** Problem to solve **
Below are the records; pull every line that includes "this".

** Code that draws figures **
:::
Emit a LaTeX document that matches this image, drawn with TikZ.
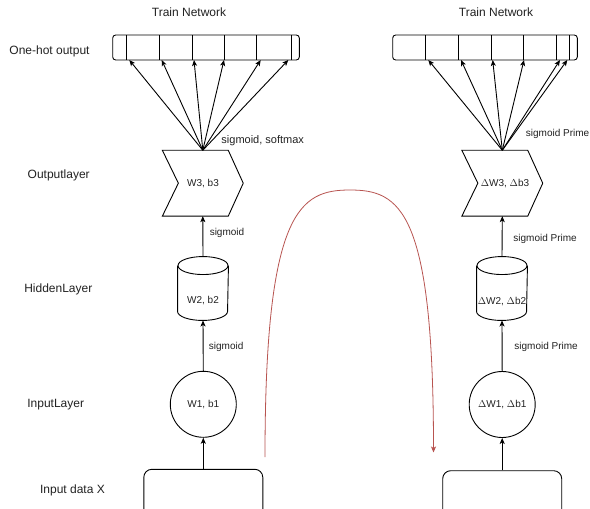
\documentclass[tikz,border=0pt]{standalone}
\usepackage{fontspec}
\setmainfont{Liberation Sans}
\usetikzlibrary{arrows.meta,calc}
\definecolor{redline}{HTML}{B85450}
\definecolor{txt}{HTML}{222222}
\begin{document}
\begin{tikzpicture}[x=1pt,y=-1pt,line width=0.9pt,
  lbl/.style={font=\fontsize{12}{14}\selectfont,text=txt,inner sep=0},
  sm/.style={font=\fontsize{10}{12}\selectfont,text=txt,inner sep=0},
  smb/.style={font=\fontsize{11}{13}\selectfont,text=txt,inner sep=0},
  arr/.style={-{Stealth[length=6pt,width=5pt,inset=1.5pt]}},
  rarr/.style={draw=redline,-{Stealth[length=6pt,width=5pt,inset=1.5pt]}},
  ohbox/.style={draw,rounded corners=3pt,inner sep=0,minimum height=25},
  chev/.style={inner sep=0,minimum width=80,minimum height=65,font=\fontsize{10}{12}\selectfont,text=txt},
  cyl/.style={inner sep=0,minimum width=50,minimum height=63},
  neuron/.style={draw,circle,inner sep=0,minimum size=66,font=\fontsize{10}{12}\selectfont,text=txt},
  inbox/.style={draw,rounded corners=8pt,inner sep=0,minimum width=119,minimum height=70}]
\clip (0,0) rectangle (590,509);
\fill[white] (0,0) rectangle (590,509);

% titles and row labels
\node[lbl] (title1) at (189,12.7) {Train Network};
\node[lbl] (title2) at (496,12.7) {Train Network};
\node[lbl] (l1) at (49.5,51.5) {One-hot output};
\node[lbl] (l2) at (58.7,175) {Outputlayer};
\node[lbl] (l3) at (58.3,289) {HiddenLayer};
\node[lbl] (l4) at (55.7,405) {InputLayer};
\node[lbl] (l5) at (72.5,490) {Input data X};

% ===== left column =====
\node[ohbox,minimum width=186.6] (oh1) at (206,47.5) {};
\foreach \xx in {126.7,159.3,192.7,224,256.7,291.7} \draw (\xx,35) -- (\xx,60);

\node[chev] (ch1) at (202.8,183.2) {};
\draw ($(ch1.north west)$) -- ($(ch1.north east)+(-15,0)$) -- (ch1.east)
  -- ($(ch1.south east)+(-15,0)$) -- (ch1.south west) -- ($(ch1.west)+(16,0)$) -- cycle;
\node[chev,minimum width=0,minimum height=0] (ch1t) at (203,183.2) {W3, b3};

\node[cyl] (cy1) at (203,288.5) {};
\draw ($(cy1.north)+(0,9)$) ellipse[x radius=25pt,y radius=9pt];
\draw ($(cy1.north west)+(0,9)$) -- ($(cy1.south west)+(0,-9)$)
  arc[start angle=180,end angle=360,x radius=25pt,y radius=9pt]
  -- ($(cy1.north east)+(0,9)$);
\node[sm] (cy1t) at (203,301) {W2, b2};

\node[neuron] (c1) at (203.3,404.3) {W1, b1};
\node[inbox] (in1) at (203.3,504.3) {};

\foreach \n/\xx in {a/129.3,b/161.7,c/194,d/224,e/260.7,f/288.3} \coordinate (t1\n) at (\xx,60);
\foreach \n in {a,b,c,d,e,f} \draw[arr] (ch1.north) -- (t1\n);
\draw[arr] (cy1.north) -- (ch1.south);
\draw[arr] (c1.north) -- (cy1.south);
\draw[arr] (in1.north) -- (c1.south);

\node[smb,anchor=west] (s1) at (221,141) {sigmoid, softmax};
\node[sm,anchor=west] (s2) at (209.3,233.3) {sigmoid};
\node[sm,anchor=west] (s3) at (208.5,346.5) {sigmoid};

% ===== right column =====
\node[ohbox,minimum width=184.6] (oh2) at (485,47.5) {};
\foreach \xx in {425,458.3,491.7,523.3,556,569.3} \draw (\xx,35) -- (\xx,60);

\node[chev] (ch2) at (502.3,183.2) {};
\draw ($(ch2.north west)$) -- ($(ch2.north east)+(-15,0)$) -- (ch2.east)
  -- ($(ch2.south east)+(-15,0)$) -- (ch2.south west) -- ($(ch2.west)+(16,0)$) -- cycle;
\node[chev,minimum width=0,minimum height=0] (ch2t) at (505,183.2) {$\Delta$W3, $\Delta$b3};

\node[cyl] (cy2) at (502,288.5) {};
\draw ($(cy2.north)+(0,9)$) ellipse[x radius=25pt,y radius=9pt];
\draw ($(cy2.north west)+(0,9)$) -- ($(cy2.south west)+(0,-9)$)
  arc[start angle=180,end angle=360,x radius=25pt,y radius=9pt]
  -- ($(cy2.north east)+(0,9)$);
\node[sm] (cy2t) at (502,302) {$\Delta$W2, $\Delta$b2};

\node[neuron] (c2) at (502.2,404.5) {$\Delta$W1, $\Delta$b1};
\node[inbox] (in2) at (502.2,505.7) {};

\foreach \n/\xx in {a/428.3,b/461,c/492.7,d/524,e/560,f/567.3} \coordinate (t2\n) at (\xx,60);
\foreach \n in {a,b,c,d,e,f} \draw[arr] (ch2.north) -- (t2\n);
\draw[arr] (cy2.north) -- (ch2.south);
\draw[arr] (c2.north) -- (cy2.south);
\draw[arr] (in2.north) -- (c2.south);

\node[sm,anchor=west] (r1) at (525.5,134.3) {sigmoid Prime};
\node[sm,anchor=west] (r2) at (513,239.3) {sigmoid Prime};
\node[sm,anchor=west] (r3) at (514,347) {sigmoid Prime};

% ===== red curve =====
\coordinate (rs) at (265,457);
\coordinate (re) at (433.5,452.5);
\draw[rarr,line width=0.8pt] (rs) .. controls (265,210) and (300,190) .. (350,190)
  .. controls (400,190) and (433.5,210) .. (re);
\end{tikzpicture}
\end{document}
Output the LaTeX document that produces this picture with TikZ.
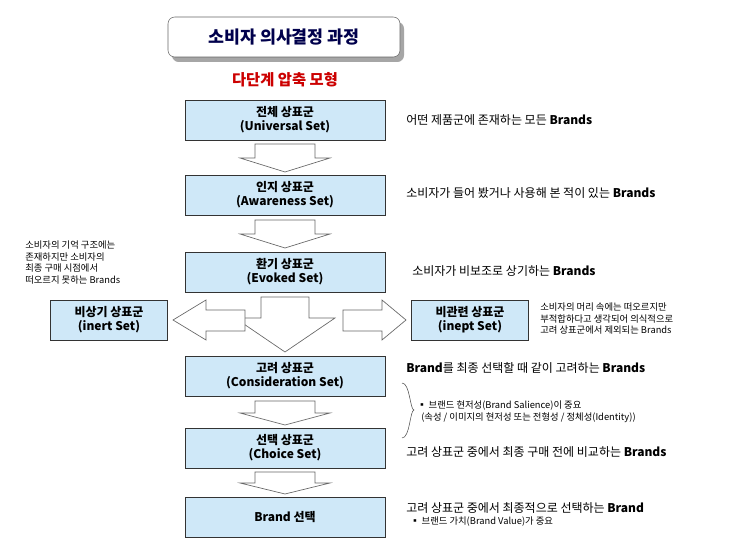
\documentclass[tikz,border=0pt]{standalone}
\usepackage{fontspec}
\setmainfont{Noto Sans CJK KR}
\begin{document}
\begin{tikzpicture}[x=0.75pt,y=-0.75pt,
 box/.style={draw=black!80,fill=boxblue,minimum width=150pt,minimum height=30pt,align=center,font=\fontsize{9}{10.5}\selectfont\bfseries,inner sep=1pt},
 sbox/.style={box,minimum width=88pt},
 desc/.style={anchor=west,font=\fontsize{9}{10.5}\selectfont,inner sep=0pt},
 small/.style={anchor=north west,align=left,font=\fontsize{7}{8.6}\selectfont,inner sep=0pt},
 harrow/.style={draw=black!60,fill=white,line width=0.5pt}]
\definecolor{boxblue}{HTML}{CFE8F8}
\useasboundingbox (0,0) rectangle (740,548);
\fill[white] (0,0) rectangle (740,548);
% title
\fill[black!35,rounded corners=5pt] (172,22) rectangle (404,62);
\node[draw=black!60,fill=white,rounded corners=5pt,minimum width=174pt,minimum height=30pt,font=\fontsize{13}{15}\selectfont\bfseries,text=blue!30!black] (title) at (284,37) {소비자 의사결정 과정};
\node[font=\fontsize{11.5}{13}\selectfont\bfseries,text=red!80!black] (sub) at (285,80) {다단계 압축 모형};
% boxes
\node[box] (b1) at (285,120) {전체 상표군\\(Universal Set)};
\node[box] (b2) at (285,195) {인지 상표군\\(Awareness Set)};
\node[box] (b3) at (285,272) {환기 상표군\\(Evoked Set)};
\node[box] (b4) at (285,376) {고려 상표군\\(Consideration Set)};
\node[box] (b5) at (285,448) {선택 상표군\\(Choice Set)};
\node[box] (b6) at (285,517) {Brand 선택};
\node[sbox] (in) at (109,320) {비상기 상표군\\(inert Set)};
\node[sbox] (ip) at (470,320) {비관련 상표군\\(inept Set)};
% down arrows
\newcommand{\darr}[6]{\draw[harrow] (#1-#4,#2) -- (#1+#4,#2) -- (#1+#4,#6) -- (#1+#5,#6) -- (#1,#3) -- (#1-#5,#6) -- (#1-#4,#6) -- cycle;}
\darr{285}{144}{172}{30}{45}{158}
\darr{285}{220}{248}{30}{45}{234}
\darr{285}{297}{352}{24}{50}{318}
\darr{285}{401}{425}{30}{45}{413}
\darr{285}{472}{494}{30}{45}{483}
% left arrow
\draw[harrow] (245,310) -- (245,331) -- (206,331) -- (206,340) -- (173,320) -- (206,300) -- (206,310) -- cycle;
% right arrow
\draw[harrow] (343,310) -- (343,331) -- (382,331) -- (382,340) -- (406,320) -- (382,300) -- (382,310) -- cycle;
% descriptions
\node[desc] (d1) at (406,120) {어떤 제품군에 존재하는 모든 \textbf{Brands}};
\node[desc] (d2) at (406,193) {소비자가 들어 봤거나 사용해 본 적이 있는 \textbf{Brands}};
\node[desc] (d3) at (412,271) {소비자가 비보조로 상기하는 \textbf{Brands}};
\node[desc] (d4) at (406,368) {\textbf{Brand}를 최종 선택할 때 같이 고려하는 \textbf{Brands}};
\node[desc] (d5) at (406,452) {고려 상표군 중에서 최종 구매 전에 비교하는 \textbf{Brands}};
\node[desc] (d6) at (406,508) {고려 상표군 중에서 최종적으로 선택하는 \textbf{Brand}};
\node[small] (d7) at (410,517) {▪ 브랜드 가치(Brand Value)가 중요};
\node[small] (d8) at (417,401) {▪ 브랜드 현저성(Brand Salience)이 중요\\\hspace*{3pt}(속성 / 이미지의 현저성 또는 전형성 / 정체성(Identity))};
\node[small] (l1) at (25,241) {소비자의 기억 구조에는\\존재하지만 소비자의\\최종 구매 시점에서\\떠오르지 못하는 Brands};
\node[small] (r1) at (540,303) {소비자의 머리 속에는 떠오르지만\\부적합하다고 생각되어 의식적으로\\고려 상표군에서 제외되는 Brands};
% brace
\coordinate (bt) at (402,383);
\coordinate (bb) at (402,438);
\draw[black!70] (bt) .. controls (410,383) and (410,410) .. (414,410) .. controls (410,410) and (410,438) .. (bb);
\end{tikzpicture}
\end{document}
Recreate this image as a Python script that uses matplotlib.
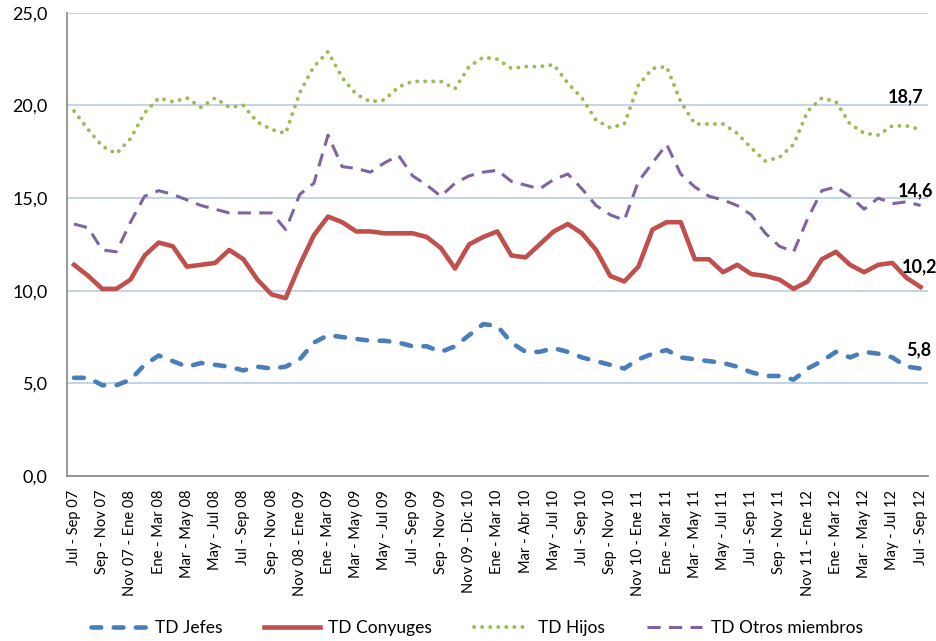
:::
** Solved problem **
Emit a LaTeX document that matches this image, drawn with TikZ.
Output the LaTeX document that produces this picture with TikZ.
Recreate this image as a Python script that uses matplotlib.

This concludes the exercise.